In summary, we have constructed an obesity risk assessment model with good predictive performance based on health management center examination data and ten machine learning models. Using SHAP to interpret the model’s output results, we have built an obesity risk prediction system accessible on a webpage. This system not only predicts the risk probability of class 1 obesity in non-obese populations but also forecasts the risk probability of class 2 obesity in class 1 obese populations, enabling comprehensive management of obesity issues. Additionally, our constructed obesity risk prediction system can output the important factors influencing individual obesity risk through SHAP technology, aiding healthcare professionals in providing targeted obesity management and achieving personalized services.

Methods

Study population

The study was conducted in accordance with the Declaration of Helsinki, and approved by the Ethics Committee of Hangzhou Normal University Affiliated Hospital (protocol code 2023E2-KS-110 and date of July 2023). Due to the research involving previously collected anonymous data and the absence of a direct risk of individual privacy disclosure, in accordance with Article 39 of the ‘Ethical Review of Biomedical Research Involving Humans’ in China, the Ethics Committee of Hangzhou Normal University Affiliated Hospital has waived the requirement for informed consent. Throughout the entire research process, we rigorously adhere to ethical principles, maintain transparency, integrity, and comply with all relevant regulations. This study utilized an anonymized dataset of 1678 individuals from the Health Management Center of Hangzhou Normal University Affiliated Hospital, covering the period from May 31, 2022, to May 31, 2023. Individuals who undergo health check-ups are usually those seeking active health management and prevention, and they are not necessarily patients who have already been diagnosed with specific diseases. The study population comprised individuals aged 18 and above who underwent health examinations, excluding pregnant women and individuals with physical disabilities, resulting in a dataset with 1678 health examination records.
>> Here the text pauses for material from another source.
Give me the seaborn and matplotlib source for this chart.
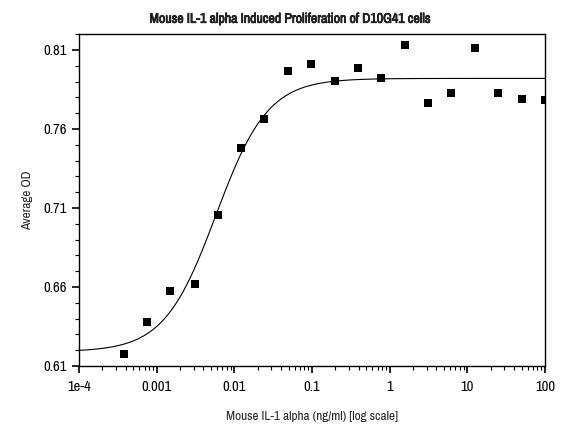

According to the Asia-Pacific criteria, we divided the study population into non-obese individuals (BMI < 25, class 0), class 1 obese individuals (25 ≤ BMI < 30, class 1), and class 2 obese individuals (30 ≤ BMI, class 2)31. The dataset contained 42.6% class 1 obese individuals and 5.7% class 2 obese individuals.

Data preprocessing

The collected data included information on individuals’ age, gender, lifestyle, blood routine, and biochemical test results, involving a total of 80 variables (the missing rate of 12 variables is more than 30%, the missing rate of 9 variables is less than 30%, and the remaining variables have no missing values). To ensure data quality, we utilized the Multiple Imputation by Chained Equations (MICE) algorithm to impute variables with a missing rate below 30% and removed variables with a missing rate over 30%, ultimately retaining 68 variables32.

Machine learning models

Machine learning models were designed using Python 3.11 in this study. The dataset was randomly divided into a training set (70%) and a test set (30%). To address the issue of imbalanced sample distribution in the training set, SMOTE oversampling technique was applied. RF, XGB, SVM, LGB, DT, GBT, MLP, KNN, BPNN and LR models were constructed, and the parameters of the models were selected using Monte Carlo Cross-Validation.

Model evaluation

To evaluate the performance of the machine learning models, we calculated the Accuracy, Precision, Recall, and F1-score of the models in classifying non-obese, class 1 obese, and class 2 obese individuals in the test set33. We also plotted macro-average and micro-average ROC curves.

Visualized system

Based on the above analysis, we selected the machine learning model with the best predictive performance as the optimal model. We calculated its feature importance index through the importance_scores algorithm and SHAP, respectively, and constructed an online prediction system34.